→ **Requirement**
What follows is a set of entries. Give them again exactly, without the pictures.

* BEGIN *

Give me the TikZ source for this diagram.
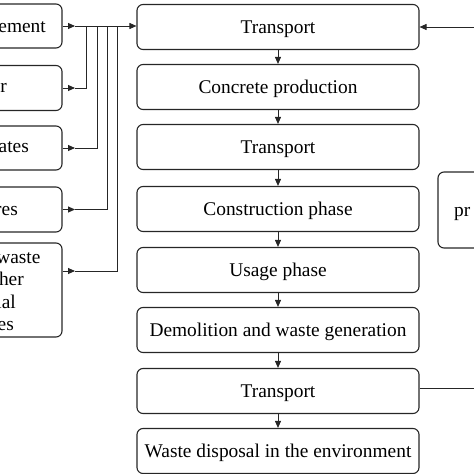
\documentclass[tikz,border=0pt]{standalone}
\usepackage{fontspec}
\setmainfont{Liberation Serif}
\usetikzlibrary{arrows.meta}

\tikzset{
	stage/.style = {draw = black!85, line width = 1.1pt, rounded corners = 6pt, minimum width = 282pt, minimum height = 45pt, inner sep = 0pt, text height = 12.5pt, text depth = 0pt},
	input/.style = {draw = black!85, line width = 1.1pt, rounded corners = 6pt, minimum width = 130pt, inner sep = 0pt},
	frag/.style = {inner sep = 0pt},
	link/.style = {draw = black!85, line width = 0.9pt},
	tip/.style = {link, -{Triangle[length = 7pt, width = 6pt]}}
}

\begin{document}
\begin{tikzpicture}[x = 1pt, y = -1pt, font = \fontsize{19.4}{22}\selectfont]
		\useasboundingbox (0, 0) rectangle (474, 474);
		\clip (0, 0) rectangle (474, 474);
		
		\def\mx{278}
		
		% life cycle stages
		\node [stage] (M1) at (\mx, 27) {Transport};
		\node [stage] (M2) at (\mx, 87) {Concrete production};
		\node [stage] (M3) at (\mx, 147) {Transport};
		\node [stage] (M4) at (\mx, 209) {Construction phase};
		\node [stage] (M5) at (\mx, 270) {Usage phase};
		\node [stage] (M6) at (\mx, 330) {Demolition and waste generation};
		\node [stage] (M7) at (\mx, 391) {Transport};
		\node [stage] (M8) at (\mx, 451) {Waste disposal in the environment};
		
		\foreach \a/\b in {M1/M2, M2/M3, M3/M4, M4/M5, M5/M6, M6/M7, M7/M8}
			\draw [tip] (\a.south) -- (\b.north);
		
		% inputs on the left
		\node [input, minimum height = 44pt] (L1) at (-3, 26) {};
		\node [input, minimum height = 45pt] (L2) at (-3, 88) {};
		\node [input, minimum height = 44pt] (L3) at (-3, 148) {};
		\node [input, minimum height = 45pt] (L4) at (-3, 209.5) {};
		\node [input, minimum height = 94pt] (L5) at (-3, 290) {};
		
		\node [frag, anchor = base east] (t1) at (46, 32) {ement};
		\node [frag, anchor = base east] (t2) at (7, 92.5) {r};
		\node [frag, anchor = base east] (t3) at (29, 152.5) {ates};
		\node [frag, anchor = base east] (t4) at (18, 215) {res};
		\node [frag, anchor = base east] (t5a) at (40.7, 263) {waste};
		\node [frag, anchor = base east] (t5b) at (24, 285.5) {her};
		\node [frag, anchor = base east] (t5c) at (16, 308) {ial};
		\node [frag, anchor = base east] (t5d) at (14, 330.5) {es};
		
		% recycling box on the right
		\node [input, minimum height = 76pt] (R) at (503, 210) {};
		\node [frag, anchor = base west] (p) at (454, 216) {pr};
		
		% collecting lines
		\coordinate (m1) at (75, 26);
		\coordinate (m2) at (75, 88);
		\coordinate (m3) at (75, 148);
		\coordinate (m4) at (75, 209.5);
		\coordinate (m5) at (75, 271);
		
		\coordinate (b2) at (86, 26);
		\coordinate (b3) at (97, 26);
		\coordinate (b4) at (107, 26);
		\coordinate (b5) at (117, 26);
		
		\draw [tip] (L1.east) -- (m1);
		\draw [tip] (L2.east) -- (m2);
		\draw [tip] (L3.east) -- (m3);
		\draw [tip] (L4.east) -- (m4);
		\draw [tip] (L5.east |- m5) -- (m5);
		
		\draw [tip] (m1) -- (m1 -| M1.west);
		\draw [link] (m2) -| (b2);
		\draw [link] (m3) -| (b3);
		\draw [link] (m4) -| (b4);
		\draw [link] (m5) -| (b5);
		
		% lines to the right
		\coordinate (r1) at (474, 27);
		\coordinate (r7) at (474, 388);
		
		\draw [tip] (r1) -- (M1.east);
		\draw [link] (M7.east |- r7) -- (r7);
	\end{tikzpicture}
\end{document}
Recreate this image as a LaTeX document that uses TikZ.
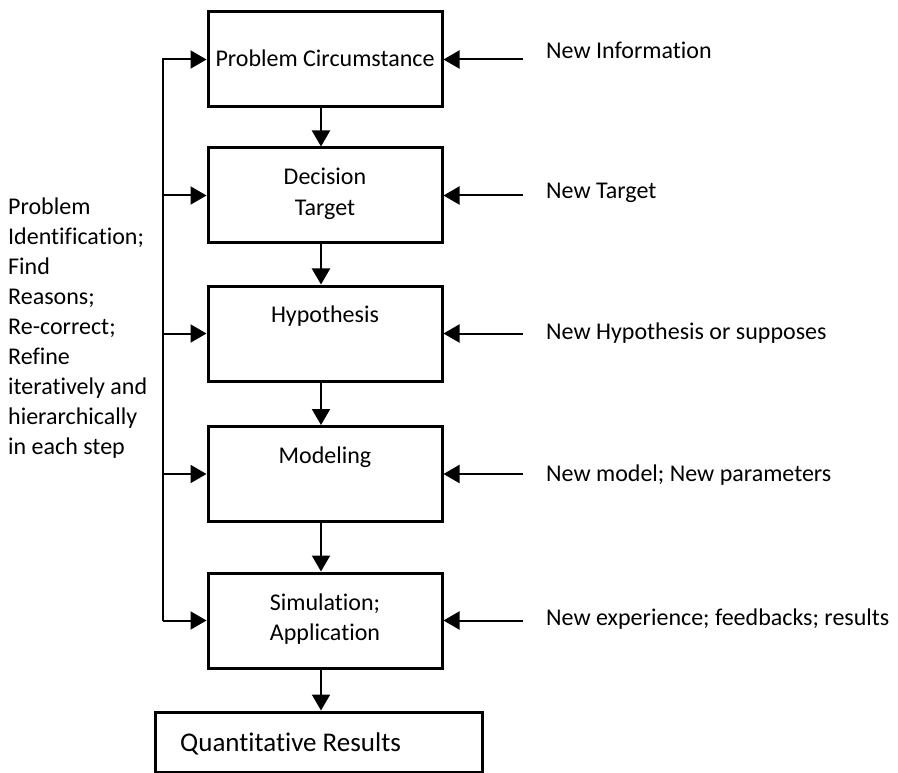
\documentclass[tikz,border=0pt]{standalone}
\usepackage{fontspec}
\setmainfont{Carlito}[Ligatures=NoCommon]
\usetikzlibrary{arrows.meta}
\begin{document}
\begin{tikzpicture}[x=1pt,y=-1pt,
  stepbox/.style={draw,line width=3pt,inner sep=0pt,minimum width=234pt,minimum height=95pt},
  arr/.style={line width=2pt,-{Triangle[length=16pt,width=18pt]}},
  lbl/.style={inner sep=0pt,font=\fontsize{24}{30}\selectfont}]
\useasboundingbox (0,0) rectangle (898,773);
\clip (0,0) rectangle (898,773);

% main chain of steps
\node[stepbox] (b1) at (325,59.5) {};
\node[stepbox] (b2) at (325,195.5) {};
\node[stepbox] (b3) at (325,333.5) {};
\node[stepbox] (b4) at (325,474) {};
\node[stepbox] (b5) at (325,620.5) {};
\node[draw,line width=3pt,inner sep=0pt,minimum width=327pt,minimum height=60pt] (b6) at (318.5,742) {};

% texts inside the boxes
\node[lbl,anchor=base] (t1) at (325,67) {Problem Circumstance};
\node[lbl,anchor=base] (t2a) at (325,185) {Decision};
\node[lbl,anchor=base] (t2b) at (325,215) {Target};
\node[lbl,anchor=base] (t3) at (325,322) {Hypothesis};
\node[lbl,anchor=base] (t4) at (325,463) {Modeling};
\node[lbl,anchor=base] (t5a) at (325,610) {Simulation;};
\node[lbl,anchor=base] (t5b) at (325,640) {Application};
\node[lbl,anchor=base west,font=\fontsize{27}{32}\selectfont] (t6) at (180,751) {Quantitative Results};

% downward flow
\coordinate (ax) at (321,0);
\draw[arr] (b1.south -| ax) -- (b2.north -| ax);
\draw[arr] (b2.south -| ax) -- (b3.north -| ax);
\draw[arr] (b3.south -| ax) -- (b4.north -| ax);
\draw[arr] (b4.south -| ax) -- (b5.north -| ax);
\draw[arr] (b5.south -| ax) -- (b6.north -| ax);

% feedback bus on the left
\coordinate (lx) at (163,0);
\draw[arr] (lx |- b5) -- (lx |- b1) -- (b1.west);
\draw[arr] (lx |- b2) -- (b2.west);
\draw[arr] (lx |- b3) -- (b3.west);
\draw[arr] (lx |- b4) -- (b4.west);
\draw[arr] (lx |- b5) -- (b5.west);

% the base anchor of this block sits on its last line
\node[lbl,anchor=base west,align=left] (left) at (8,454)
  {Problem\\Identification;\\Find\\Reasons;\\Re-correct;\\Refine\\iteratively and\\hierarchically\\in each step};

% inputs from the right
\coordinate (rx) at (523,0);
\draw[arr] (rx |- b1) -- (b1.east);
\draw[arr] (rx |- b2) -- (b2.east);
\draw[arr] (rx |- b3) -- (b3.east);
\draw[arr] (rx |- b4) -- (b4.east);
\draw[arr] (rx |- b5) -- (b5.east);

\node[lbl,anchor=base west] (r1) at (546,59) {New Information};
\node[lbl,anchor=base west] (r2) at (546,199) {New Target};
\node[lbl,anchor=base west] (r3) at (546,339) {New Hypothesis or supposes};
\node[lbl,anchor=base west] (r4) at (546,481) {New model; New parameters};
\node[lbl,anchor=base west] (r5) at (546,625) {New experience; feedbacks; results};
\end{tikzpicture}
\end{document}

* END *

→ **Full output**
Give me the TikZ source for this diagram.
\documentclass[tikz,border=0pt]{standalone}
\usepackage{fontspec}
\setmainfont{Liberation Serif}
\usetikzlibrary{arrows.meta}

\tikzset{
	stage/.style = {draw = black!85, line width = 1.1pt, rounded corners = 6pt, minimum width = 282pt, minimum height = 45pt, inner sep = 0pt, text height = 12.5pt, text depth = 0pt},
	input/.style = {draw = black!85, line width = 1.1pt, rounded corners = 6pt, minimum width = 130pt, inner sep = 0pt},
	frag/.style = {inner sep = 0pt},
	link/.style = {draw = black!85, line width = 0.9pt},
	tip/.style = {link, -{Triangle[length = 7pt, width = 6pt]}}
}

\begin{document}
\begin{tikzpicture}[x = 1pt, y = -1pt, font = \fontsize{19.4}{22}\selectfont]
		\useasboundingbox (0, 0) rectangle (474, 474);
		\clip (0, 0) rectangle (474, 474);
		
		\def\mx{278}
		
		% life cycle stages
		\node [stage] (M1) at (\mx, 27) {Transport};
		\node [stage] (M2) at (\mx, 87) {Concrete production};
		\node [stage] (M3) at (\mx, 147) {Transport};
		\node [stage] (M4) at (\mx, 209) {Construction phase};
		\node [stage] (M5) at (\mx, 270) {Usage phase};
		\node [stage] (M6) at (\mx, 330) {Demolition and waste generation};
		\node [stage] (M7) at (\mx, 391) {Transport};
		\node [stage] (M8) at (\mx, 451) {Waste disposal in the environment};
		
		\foreach \a/\b in {M1/M2, M2/M3, M3/M4, M4/M5, M5/M6, M6/M7, M7/M8}
			\draw [tip] (\a.south) -- (\b.north);
		
		% inputs on the left
		\node [input, minimum height = 44pt] (L1) at (-3, 26) {};
		\node [input, minimum height = 45pt] (L2) at (-3, 88) {};
		\node [input, minimum height = 44pt] (L3) at (-3, 148) {};
		\node [input, minimum height = 45pt] (L4) at (-3, 209.5) {};
		\node [input, minimum height = 94pt] (L5) at (-3, 290) {};
		
		\node [frag, anchor = base east] (t1) at (46, 32) {ement};
		\node [frag, anchor = base east] (t2) at (7, 92.5) {r};
		\node [frag, anchor = base east] (t3) at (29, 152.5) {ates};
		\node [frag, anchor = base east] (t4) at (18, 215) {res};
		\node [frag, anchor = base east] (t5a) at (40.7, 263) {waste};
		\node [frag, anchor = base east] (t5b) at (24, 285.5) {her};
		\node [frag, anchor = base east] (t5c) at (16, 308) {ial};
		\node [frag, anchor = base east] (t5d) at (14, 330.5) {es};
		
		% recycling box on the right
		\node [input, minimum height = 76pt] (R) at (503, 210) {};
		\node [frag, anchor = base west] (p) at (454, 216) {pr};
		
		% collecting lines
		\coordinate (m1) at (75, 26);
		\coordinate (m2) at (75, 88);
		\coordinate (m3) at (75, 148);
		\coordinate (m4) at (75, 209.5);
		\coordinate (m5) at (75, 271);
		
		\coordinate (b2) at (86, 26);
		\coordinate (b3) at (97, 26);
		\coordinate (b4) at (107, 26);
		\coordinate (b5) at (117, 26);
		
		\draw [tip] (L1.east) -- (m1);
		\draw [tip] (L2.east) -- (m2);
		\draw [tip] (L3.east) -- (m3);
		\draw [tip] (L4.east) -- (m4);
		\draw [tip] (L5.east |- m5) -- (m5);
		
		\draw [tip] (m1) -- (m1 -| M1.west);
		\draw [link] (m2) -| (b2);
		\draw [link] (m3) -| (b3);
		\draw [link] (m4) -| (b4);
		\draw [link] (m5) -| (b5);
		
		% lines to the right
		\coordinate (r1) at (474, 27);
		\coordinate (r7) at (474, 388);
		
		\draw [tip] (r1) -- (M1.east);
		\draw [link] (M7.east |- r7) -- (r7);
	\end{tikzpicture}
\end{document}
Recreate this image as a LaTeX document that uses TikZ.
\documentclass[tikz,border=0pt]{standalone}
\usepackage{fontspec}
\setmainfont{Carlito}[Ligatures=NoCommon]
\usetikzlibrary{arrows.meta}
\begin{document}
\begin{tikzpicture}[x=1pt,y=-1pt,
  stepbox/.style={draw,line width=3pt,inner sep=0pt,minimum width=234pt,minimum height=95pt},
  arr/.style={line width=2pt,-{Triangle[length=16pt,width=18pt]}},
  lbl/.style={inner sep=0pt,font=\fontsize{24}{30}\selectfont}]
\useasboundingbox (0,0) rectangle (898,773);
\clip (0,0) rectangle (898,773);

% main chain of steps
\node[stepbox] (b1) at (325,59.5) {};
\node[stepbox] (b2) at (325,195.5) {};
\node[stepbox] (b3) at (325,333.5) {};
\node[stepbox] (b4) at (325,474) {};
\node[stepbox] (b5) at (325,620.5) {};
\node[draw,line width=3pt,inner sep=0pt,minimum width=327pt,minimum height=60pt] (b6) at (318.5,742) {};

% texts inside the boxes
\node[lbl,anchor=base] (t1) at (325,67) {Problem Circumstance};
\node[lbl,anchor=base] (t2a) at (325,185) {Decision};
\node[lbl,anchor=base] (t2b) at (325,215) {Target};
\node[lbl,anchor=base] (t3) at (325,322) {Hypothesis};
\node[lbl,anchor=base] (t4) at (325,463) {Modeling};
\node[lbl,anchor=base] (t5a) at (325,610) {Simulation;};
\node[lbl,anchor=base] (t5b) at (325,640) {Application};
\node[lbl,anchor=base west,font=\fontsize{27}{32}\selectfont] (t6) at (180,751) {Quantitative Results};

% downward flow
\coordinate (ax) at (321,0);
\draw[arr] (b1.south -| ax) -- (b2.north -| ax);
\draw[arr] (b2.south -| ax) -- (b3.north -| ax);
\draw[arr] (b3.south -| ax) -- (b4.north -| ax);
\draw[arr] (b4.south -| ax) -- (b5.north -| ax);
\draw[arr] (b5.south -| ax) -- (b6.north -| ax);

% feedback bus on the left
\coordinate (lx) at (163,0);
\draw[arr] (lx |- b5) -- (lx |- b1) -- (b1.west);
\draw[arr] (lx |- b2) -- (b2.west);
\draw[arr] (lx |- b3) -- (b3.west);
\draw[arr] (lx |- b4) -- (b4.west);
\draw[arr] (lx |- b5) -- (b5.west);

% the base anchor of this block sits on its last line
\node[lbl,anchor=base west,align=left] (left) at (8,454)
  {Problem\\Identification;\\Find\\Reasons;\\Re-correct;\\Refine\\iteratively and\\hierarchically\\in each step};

% inputs from the right
\coordinate (rx) at (523,0);
\draw[arr] (rx |- b1) -- (b1.east);
\draw[arr] (rx |- b2) -- (b2.east);
\draw[arr] (rx |- b3) -- (b3.east);
\draw[arr] (rx |- b4) -- (b4.east);
\draw[arr] (rx |- b5) -- (b5.east);

\node[lbl,anchor=base west] (r1) at (546,59) {New Information};
\node[lbl,anchor=base west] (r2) at (546,199) {New Target};
\node[lbl,anchor=base west] (r3) at (546,339) {New Hypothesis or supposes};
\node[lbl,anchor=base west] (r4) at (546,481) {New model; New parameters};
\node[lbl,anchor=base west] (r5) at (546,625) {New experience; feedbacks; results};
\end{tikzpicture}
\end{document}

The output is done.